Worked example with a two level piecewise function
Consider the classic square wave defined on [-π, π] with f(x) = -1 for x < 0 and f(x) = 1 for x ≥ 0. This is a piecewise constant function with a single discontinuity at the origin. The Fourier series contains only sine terms because the function is odd. The coefficients are b_n = 4/(nπ) for odd n and zero for even n. This produces the well known series sum of odd harmonics. The table below lists the first few nonzero coefficients and shows how rapidly they decline.
| n (odd) | b_n = 4/(nπ) | Approximate value |
|---|---|---|
| 1 | 4/π | 1.2732 |
| 3 | 4/(3π) | 0.4244 |
| 5 | 4/(5π) | 0.2546 |
| 7 | 4/(7π) | 0.1819 |
| 9 | 4/(9π) | 0.1415 |
Convergence statistics and error behavior
For a square wave, the total mean square value is 1. Parseval’s identity shows that the partial sum of coefficients captures a portion of that energy. As you add more odd terms, the series energy approaches the true energy. The table below shows the percentage of energy captured using the first N odd terms and the remaining mean square error.

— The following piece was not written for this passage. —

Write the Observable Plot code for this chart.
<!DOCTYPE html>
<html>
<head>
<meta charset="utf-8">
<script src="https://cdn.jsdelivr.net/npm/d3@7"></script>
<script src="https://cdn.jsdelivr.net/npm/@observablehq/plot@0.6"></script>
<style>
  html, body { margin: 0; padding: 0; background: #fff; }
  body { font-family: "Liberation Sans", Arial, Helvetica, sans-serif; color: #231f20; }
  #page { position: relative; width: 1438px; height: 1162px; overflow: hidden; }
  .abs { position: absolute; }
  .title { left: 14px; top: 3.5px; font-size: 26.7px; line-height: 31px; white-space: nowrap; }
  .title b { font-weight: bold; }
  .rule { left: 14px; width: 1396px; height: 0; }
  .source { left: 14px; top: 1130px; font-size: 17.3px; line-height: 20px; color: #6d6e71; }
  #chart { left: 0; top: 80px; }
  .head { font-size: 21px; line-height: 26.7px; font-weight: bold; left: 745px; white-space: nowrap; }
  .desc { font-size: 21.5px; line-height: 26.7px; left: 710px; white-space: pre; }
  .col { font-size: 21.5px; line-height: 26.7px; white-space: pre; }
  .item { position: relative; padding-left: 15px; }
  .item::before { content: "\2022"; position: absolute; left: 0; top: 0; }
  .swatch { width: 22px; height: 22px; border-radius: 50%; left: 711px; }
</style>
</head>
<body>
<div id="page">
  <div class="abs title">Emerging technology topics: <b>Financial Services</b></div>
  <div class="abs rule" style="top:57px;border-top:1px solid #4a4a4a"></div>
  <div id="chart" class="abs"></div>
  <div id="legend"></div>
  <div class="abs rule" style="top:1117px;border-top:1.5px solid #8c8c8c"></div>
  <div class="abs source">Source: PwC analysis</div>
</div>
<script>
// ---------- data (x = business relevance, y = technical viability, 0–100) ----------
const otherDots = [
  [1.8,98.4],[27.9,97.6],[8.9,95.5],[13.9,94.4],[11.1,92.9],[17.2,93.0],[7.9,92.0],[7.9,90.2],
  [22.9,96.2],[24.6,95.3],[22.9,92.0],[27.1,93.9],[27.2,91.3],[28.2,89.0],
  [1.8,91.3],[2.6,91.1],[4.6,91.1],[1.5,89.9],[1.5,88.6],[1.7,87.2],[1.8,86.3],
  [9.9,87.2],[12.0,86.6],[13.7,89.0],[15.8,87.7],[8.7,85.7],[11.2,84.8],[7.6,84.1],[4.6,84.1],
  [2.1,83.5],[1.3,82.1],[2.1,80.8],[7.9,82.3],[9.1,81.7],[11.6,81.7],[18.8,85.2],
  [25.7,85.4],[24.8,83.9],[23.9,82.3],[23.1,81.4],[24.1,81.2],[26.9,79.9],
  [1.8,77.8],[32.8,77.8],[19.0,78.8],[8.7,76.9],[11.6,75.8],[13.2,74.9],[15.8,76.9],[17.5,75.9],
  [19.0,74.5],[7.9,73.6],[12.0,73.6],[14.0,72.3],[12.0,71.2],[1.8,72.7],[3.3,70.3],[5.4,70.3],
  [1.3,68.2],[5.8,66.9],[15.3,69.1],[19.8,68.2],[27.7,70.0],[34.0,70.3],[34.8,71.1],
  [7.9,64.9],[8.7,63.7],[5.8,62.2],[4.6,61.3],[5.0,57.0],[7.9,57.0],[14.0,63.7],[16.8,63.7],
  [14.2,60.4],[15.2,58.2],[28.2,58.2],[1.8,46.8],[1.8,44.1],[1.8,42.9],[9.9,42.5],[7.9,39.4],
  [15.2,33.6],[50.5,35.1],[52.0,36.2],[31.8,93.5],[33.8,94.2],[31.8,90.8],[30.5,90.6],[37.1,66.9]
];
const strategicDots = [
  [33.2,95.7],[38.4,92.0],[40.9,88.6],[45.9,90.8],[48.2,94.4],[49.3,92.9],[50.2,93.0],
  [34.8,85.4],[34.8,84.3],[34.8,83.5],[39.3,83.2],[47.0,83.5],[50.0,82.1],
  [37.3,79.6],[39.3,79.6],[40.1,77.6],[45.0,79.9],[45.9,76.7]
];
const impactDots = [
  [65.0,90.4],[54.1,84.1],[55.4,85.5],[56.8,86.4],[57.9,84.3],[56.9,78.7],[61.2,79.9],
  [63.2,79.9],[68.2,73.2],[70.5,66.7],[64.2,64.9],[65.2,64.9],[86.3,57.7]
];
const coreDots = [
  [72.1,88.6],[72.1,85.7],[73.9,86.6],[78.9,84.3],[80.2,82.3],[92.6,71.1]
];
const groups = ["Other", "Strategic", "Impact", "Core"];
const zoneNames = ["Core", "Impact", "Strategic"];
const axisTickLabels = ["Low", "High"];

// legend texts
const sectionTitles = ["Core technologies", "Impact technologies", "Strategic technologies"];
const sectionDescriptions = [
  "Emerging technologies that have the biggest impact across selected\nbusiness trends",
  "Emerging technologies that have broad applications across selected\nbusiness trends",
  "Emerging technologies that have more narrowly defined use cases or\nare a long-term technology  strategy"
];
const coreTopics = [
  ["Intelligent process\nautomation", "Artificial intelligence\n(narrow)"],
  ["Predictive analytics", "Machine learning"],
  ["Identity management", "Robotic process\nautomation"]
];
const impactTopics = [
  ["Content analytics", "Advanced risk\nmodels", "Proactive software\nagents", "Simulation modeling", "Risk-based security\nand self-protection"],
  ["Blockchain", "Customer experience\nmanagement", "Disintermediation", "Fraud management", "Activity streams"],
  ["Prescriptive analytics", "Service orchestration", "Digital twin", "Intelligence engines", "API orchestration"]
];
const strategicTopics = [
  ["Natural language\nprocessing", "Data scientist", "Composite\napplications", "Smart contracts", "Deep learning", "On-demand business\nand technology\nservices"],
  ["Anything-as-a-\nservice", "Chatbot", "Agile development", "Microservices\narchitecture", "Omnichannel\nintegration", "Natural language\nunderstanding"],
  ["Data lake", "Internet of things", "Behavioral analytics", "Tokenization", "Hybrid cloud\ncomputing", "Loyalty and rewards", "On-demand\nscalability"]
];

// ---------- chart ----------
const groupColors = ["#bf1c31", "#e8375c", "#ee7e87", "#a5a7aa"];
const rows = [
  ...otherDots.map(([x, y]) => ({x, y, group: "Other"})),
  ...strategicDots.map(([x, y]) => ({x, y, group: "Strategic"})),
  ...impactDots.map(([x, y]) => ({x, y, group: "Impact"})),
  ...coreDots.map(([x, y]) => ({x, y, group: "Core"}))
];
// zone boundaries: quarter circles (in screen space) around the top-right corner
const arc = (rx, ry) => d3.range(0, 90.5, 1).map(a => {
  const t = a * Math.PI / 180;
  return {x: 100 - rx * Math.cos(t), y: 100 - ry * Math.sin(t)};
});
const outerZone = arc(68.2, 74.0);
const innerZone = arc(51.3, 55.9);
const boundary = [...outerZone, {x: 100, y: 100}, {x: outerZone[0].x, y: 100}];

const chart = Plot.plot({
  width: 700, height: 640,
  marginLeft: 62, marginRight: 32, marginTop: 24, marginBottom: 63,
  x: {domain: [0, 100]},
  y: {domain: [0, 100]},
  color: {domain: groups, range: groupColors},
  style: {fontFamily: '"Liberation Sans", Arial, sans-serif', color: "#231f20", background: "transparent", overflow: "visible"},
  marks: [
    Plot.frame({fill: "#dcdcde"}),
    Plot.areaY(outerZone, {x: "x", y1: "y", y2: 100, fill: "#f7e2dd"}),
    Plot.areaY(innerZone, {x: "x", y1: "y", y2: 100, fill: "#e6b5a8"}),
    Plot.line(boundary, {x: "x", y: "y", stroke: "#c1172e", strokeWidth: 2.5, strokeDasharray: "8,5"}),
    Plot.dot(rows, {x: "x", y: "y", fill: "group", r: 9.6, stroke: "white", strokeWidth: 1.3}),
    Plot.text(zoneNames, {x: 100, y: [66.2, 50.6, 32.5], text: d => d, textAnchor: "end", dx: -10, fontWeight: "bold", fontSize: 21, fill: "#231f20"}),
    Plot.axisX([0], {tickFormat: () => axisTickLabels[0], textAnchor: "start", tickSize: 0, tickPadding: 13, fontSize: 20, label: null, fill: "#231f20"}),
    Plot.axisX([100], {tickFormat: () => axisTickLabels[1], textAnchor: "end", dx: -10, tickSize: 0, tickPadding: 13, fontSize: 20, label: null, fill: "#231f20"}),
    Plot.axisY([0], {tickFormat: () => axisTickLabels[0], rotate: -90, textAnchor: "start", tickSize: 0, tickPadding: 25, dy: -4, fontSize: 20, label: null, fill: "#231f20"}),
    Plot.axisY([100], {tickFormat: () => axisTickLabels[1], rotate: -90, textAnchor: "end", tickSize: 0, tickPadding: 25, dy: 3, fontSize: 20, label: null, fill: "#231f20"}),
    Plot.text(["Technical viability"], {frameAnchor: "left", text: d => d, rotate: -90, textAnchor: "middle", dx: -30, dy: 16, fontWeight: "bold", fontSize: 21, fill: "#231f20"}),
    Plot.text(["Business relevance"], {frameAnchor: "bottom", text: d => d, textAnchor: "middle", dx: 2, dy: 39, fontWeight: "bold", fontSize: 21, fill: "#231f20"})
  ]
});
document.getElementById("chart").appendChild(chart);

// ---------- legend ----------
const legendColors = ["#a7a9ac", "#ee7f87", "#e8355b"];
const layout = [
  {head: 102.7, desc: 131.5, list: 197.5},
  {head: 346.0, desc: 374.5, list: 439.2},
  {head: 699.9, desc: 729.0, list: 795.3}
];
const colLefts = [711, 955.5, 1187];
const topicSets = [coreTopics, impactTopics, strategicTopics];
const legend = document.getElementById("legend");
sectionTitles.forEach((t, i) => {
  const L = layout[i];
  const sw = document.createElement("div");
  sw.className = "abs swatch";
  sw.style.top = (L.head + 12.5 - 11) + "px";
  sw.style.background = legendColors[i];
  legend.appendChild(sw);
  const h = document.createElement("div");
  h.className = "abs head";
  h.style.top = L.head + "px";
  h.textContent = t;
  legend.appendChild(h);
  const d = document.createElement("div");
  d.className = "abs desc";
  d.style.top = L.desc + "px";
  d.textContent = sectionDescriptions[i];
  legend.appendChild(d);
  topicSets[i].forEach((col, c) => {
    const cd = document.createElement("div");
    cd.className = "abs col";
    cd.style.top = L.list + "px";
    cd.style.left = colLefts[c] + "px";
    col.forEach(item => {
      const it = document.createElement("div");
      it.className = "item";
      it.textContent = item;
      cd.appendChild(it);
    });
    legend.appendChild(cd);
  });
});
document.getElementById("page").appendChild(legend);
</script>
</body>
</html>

These are real statistics derived from the series formula and are a useful benchmark for understanding how quickly a piecewise Fourier series converges.

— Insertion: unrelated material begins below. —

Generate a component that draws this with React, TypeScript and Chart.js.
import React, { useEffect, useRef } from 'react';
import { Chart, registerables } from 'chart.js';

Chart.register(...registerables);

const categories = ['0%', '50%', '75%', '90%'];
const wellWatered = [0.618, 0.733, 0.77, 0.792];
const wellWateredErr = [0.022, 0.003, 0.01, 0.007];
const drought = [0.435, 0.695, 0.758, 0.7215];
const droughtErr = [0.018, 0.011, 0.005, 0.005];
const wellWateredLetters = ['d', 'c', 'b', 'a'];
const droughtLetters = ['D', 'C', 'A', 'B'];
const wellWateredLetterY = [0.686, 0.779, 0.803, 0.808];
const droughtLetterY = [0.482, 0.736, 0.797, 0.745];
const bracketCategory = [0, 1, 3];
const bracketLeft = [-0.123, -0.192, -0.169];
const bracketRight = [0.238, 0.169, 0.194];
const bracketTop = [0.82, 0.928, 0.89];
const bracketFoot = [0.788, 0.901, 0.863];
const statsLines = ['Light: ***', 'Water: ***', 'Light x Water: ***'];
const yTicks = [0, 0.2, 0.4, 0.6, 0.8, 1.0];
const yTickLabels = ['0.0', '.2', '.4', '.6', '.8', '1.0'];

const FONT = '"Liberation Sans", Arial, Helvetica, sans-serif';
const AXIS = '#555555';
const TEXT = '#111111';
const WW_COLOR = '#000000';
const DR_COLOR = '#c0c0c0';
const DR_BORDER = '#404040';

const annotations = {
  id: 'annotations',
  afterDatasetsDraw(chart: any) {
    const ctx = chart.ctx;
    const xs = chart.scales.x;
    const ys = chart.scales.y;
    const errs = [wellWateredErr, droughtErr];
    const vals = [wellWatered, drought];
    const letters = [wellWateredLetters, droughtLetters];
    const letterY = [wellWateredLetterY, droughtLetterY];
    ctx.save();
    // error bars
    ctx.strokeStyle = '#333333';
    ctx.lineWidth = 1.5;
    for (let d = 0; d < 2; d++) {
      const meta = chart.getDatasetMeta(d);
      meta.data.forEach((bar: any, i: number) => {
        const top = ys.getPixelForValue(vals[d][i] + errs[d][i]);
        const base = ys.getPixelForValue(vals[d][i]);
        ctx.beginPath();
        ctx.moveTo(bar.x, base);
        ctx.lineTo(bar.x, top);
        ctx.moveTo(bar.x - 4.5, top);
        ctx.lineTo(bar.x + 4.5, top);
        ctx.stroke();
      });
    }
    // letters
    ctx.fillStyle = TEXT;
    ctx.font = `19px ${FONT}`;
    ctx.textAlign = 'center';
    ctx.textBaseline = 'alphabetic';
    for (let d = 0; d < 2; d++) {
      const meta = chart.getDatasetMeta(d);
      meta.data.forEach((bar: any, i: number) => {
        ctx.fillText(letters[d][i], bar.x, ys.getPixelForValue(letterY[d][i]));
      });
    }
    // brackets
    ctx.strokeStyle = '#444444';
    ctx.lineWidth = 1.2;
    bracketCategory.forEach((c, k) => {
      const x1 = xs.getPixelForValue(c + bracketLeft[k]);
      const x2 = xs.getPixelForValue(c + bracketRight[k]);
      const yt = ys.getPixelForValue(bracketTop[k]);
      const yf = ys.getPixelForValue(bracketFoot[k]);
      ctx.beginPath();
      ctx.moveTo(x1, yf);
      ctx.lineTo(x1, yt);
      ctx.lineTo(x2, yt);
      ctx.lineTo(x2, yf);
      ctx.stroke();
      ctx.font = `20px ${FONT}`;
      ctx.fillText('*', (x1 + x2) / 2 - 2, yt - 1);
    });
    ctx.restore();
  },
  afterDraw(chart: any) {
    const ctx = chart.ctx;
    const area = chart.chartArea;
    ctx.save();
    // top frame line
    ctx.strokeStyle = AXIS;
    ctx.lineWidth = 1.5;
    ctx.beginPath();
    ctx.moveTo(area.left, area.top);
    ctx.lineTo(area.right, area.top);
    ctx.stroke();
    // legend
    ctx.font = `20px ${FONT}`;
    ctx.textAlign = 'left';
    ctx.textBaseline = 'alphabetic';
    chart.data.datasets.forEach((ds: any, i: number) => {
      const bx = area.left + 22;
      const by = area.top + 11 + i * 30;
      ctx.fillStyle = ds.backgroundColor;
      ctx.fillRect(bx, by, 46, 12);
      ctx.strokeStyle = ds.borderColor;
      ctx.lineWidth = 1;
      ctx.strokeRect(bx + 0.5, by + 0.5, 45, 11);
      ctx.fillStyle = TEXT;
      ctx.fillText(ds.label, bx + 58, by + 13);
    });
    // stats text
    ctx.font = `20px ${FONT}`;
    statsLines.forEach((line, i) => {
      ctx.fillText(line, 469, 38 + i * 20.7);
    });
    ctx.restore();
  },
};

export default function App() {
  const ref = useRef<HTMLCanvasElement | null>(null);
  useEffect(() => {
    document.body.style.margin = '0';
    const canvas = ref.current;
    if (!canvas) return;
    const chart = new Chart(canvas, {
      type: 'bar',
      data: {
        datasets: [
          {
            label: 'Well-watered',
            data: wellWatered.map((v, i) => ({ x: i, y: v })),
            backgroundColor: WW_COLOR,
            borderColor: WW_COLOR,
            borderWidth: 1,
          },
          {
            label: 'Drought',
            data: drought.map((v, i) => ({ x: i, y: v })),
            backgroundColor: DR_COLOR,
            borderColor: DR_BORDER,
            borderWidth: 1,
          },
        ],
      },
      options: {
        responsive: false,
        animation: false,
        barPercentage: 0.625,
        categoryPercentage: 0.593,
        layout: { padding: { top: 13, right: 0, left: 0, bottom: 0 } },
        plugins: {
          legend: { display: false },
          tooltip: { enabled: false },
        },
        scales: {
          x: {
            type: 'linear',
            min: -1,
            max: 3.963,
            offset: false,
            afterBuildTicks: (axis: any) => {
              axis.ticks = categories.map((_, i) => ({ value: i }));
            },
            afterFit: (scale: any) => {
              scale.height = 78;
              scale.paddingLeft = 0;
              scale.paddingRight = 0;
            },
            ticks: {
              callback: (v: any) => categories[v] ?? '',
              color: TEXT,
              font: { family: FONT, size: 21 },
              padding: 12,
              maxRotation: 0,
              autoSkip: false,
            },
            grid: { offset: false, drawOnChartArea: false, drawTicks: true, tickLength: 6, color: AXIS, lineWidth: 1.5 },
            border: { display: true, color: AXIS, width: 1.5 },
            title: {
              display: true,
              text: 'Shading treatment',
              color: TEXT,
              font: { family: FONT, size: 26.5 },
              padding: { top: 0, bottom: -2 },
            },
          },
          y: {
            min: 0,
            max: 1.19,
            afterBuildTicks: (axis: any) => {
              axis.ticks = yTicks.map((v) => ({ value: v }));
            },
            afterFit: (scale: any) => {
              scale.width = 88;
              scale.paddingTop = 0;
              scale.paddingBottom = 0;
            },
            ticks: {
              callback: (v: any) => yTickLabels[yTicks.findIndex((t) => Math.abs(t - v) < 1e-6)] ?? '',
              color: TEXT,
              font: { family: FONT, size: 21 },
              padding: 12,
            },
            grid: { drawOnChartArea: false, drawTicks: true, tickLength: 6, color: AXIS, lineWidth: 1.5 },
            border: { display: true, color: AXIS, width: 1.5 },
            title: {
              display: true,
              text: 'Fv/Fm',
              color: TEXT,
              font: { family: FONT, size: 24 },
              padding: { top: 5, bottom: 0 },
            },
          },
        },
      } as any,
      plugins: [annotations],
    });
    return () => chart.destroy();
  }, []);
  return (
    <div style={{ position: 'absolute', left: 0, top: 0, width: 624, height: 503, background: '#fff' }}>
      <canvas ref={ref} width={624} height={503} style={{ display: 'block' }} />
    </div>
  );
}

| Number of odd terms N | Energy captured | Remaining mean square error |
|---|---|---|
| 1 | 81.1% | 18.9% |
| 2 | 90.1% | 9.9% |
| 3 | 93.4% | 6.6% |
| 5 | 96.0% | 4.0% |
These values show why a moderate number of terms can provide a strong approximation. Even with only five odd terms, the series captures roughly 96 percent of the total energy. In practice, you may need more terms near discontinuities if you want pointwise accuracy, but for energy or average measures, a truncated series is often sufficient.
Practical applications of piecewise Fourier series
Fourier series for piecewise functions are not just academic exercises. They show up in applied contexts where signals and boundary conditions are defined in pieces. Here are common applications where a calculator like this can provide rapid insight:
- Signal processing and filtering of square or pulse train waveforms.

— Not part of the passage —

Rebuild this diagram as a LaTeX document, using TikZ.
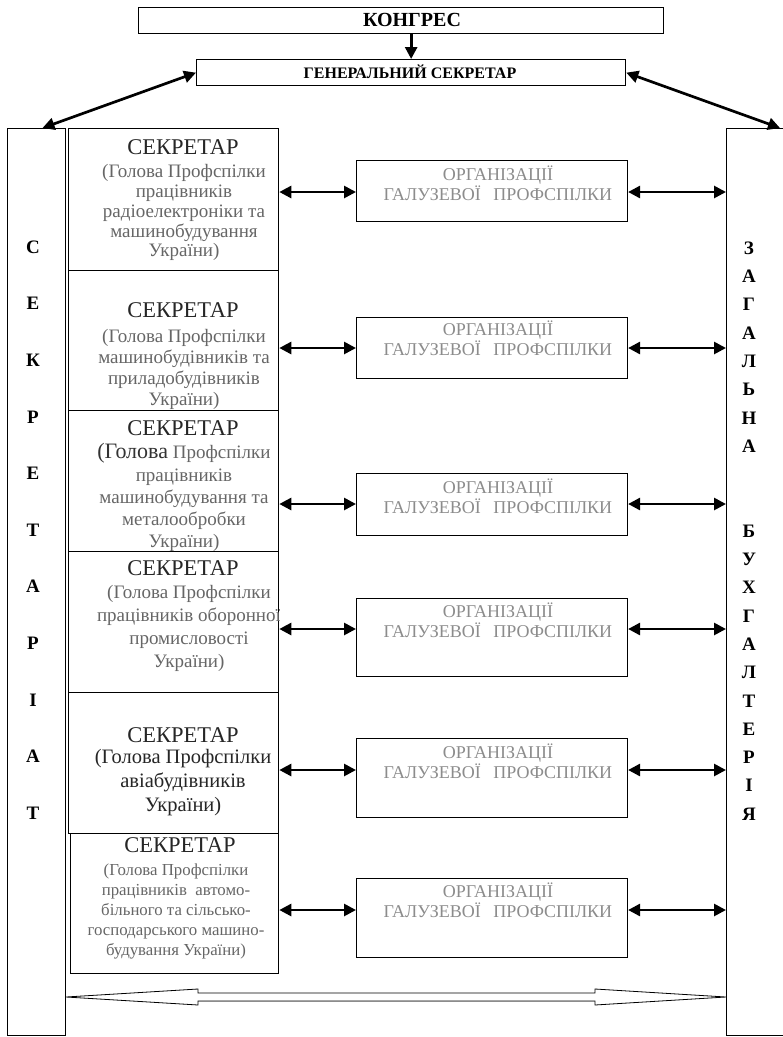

- Modeling of periodic load patterns in structural engineering.
- Heat transfer problems with segmented boundary temperatures.
- Control systems where actuators switch between discrete states.
- Acoustics and vibration analysis for periodic excitations.
Best practices for accurate modeling
To make the most of a Fourier series calculator for piecewise functions, pay close attention to the definition of the period and the break point. The series will always assume a periodic extension, so the values you define on [-L, L] repeat automatically. If your physical system is not exactly periodic, choose L so that the repetition approximates the actual behavior. In addition, use enough terms to resolve the smallest feature you care about. The series will capture overall shape quickly, but fine detail near the break point requires more terms. Finally, inspect both the coefficient table and the plot. The table reveals the spectral signature of the piecewise function, while the plot shows the localized approximation error.
- Increase N until the plot stops changing appreciably in your region of interest.
- Experiment with the break point a to test sensitivity to discontinuity location.
- Use the evaluation point x to assess local accuracy and to quantify error.
- Remember that overshoot near jumps is expected and not a calculation error.
Authoritative references and further study
For rigorous derivations and deeper theory, consult high quality sources that provide formal definitions and convergence results. The following references are widely used in academic and professional settings and provide full treatments of Fourier series and piecewise expansions:
- NIST Digital Library of Mathematical Functions for precise identities and convergence discussions.
- MIT OpenCourseWare 18.03 for lecture notes and problem sets involving Fourier series.
- Stanford EE261 for signal focused treatments of Fourier expansions.
These references complement the calculator by providing theoretical proofs, more complicated piecewise examples, and a deeper look at convergence and spectral interpretation.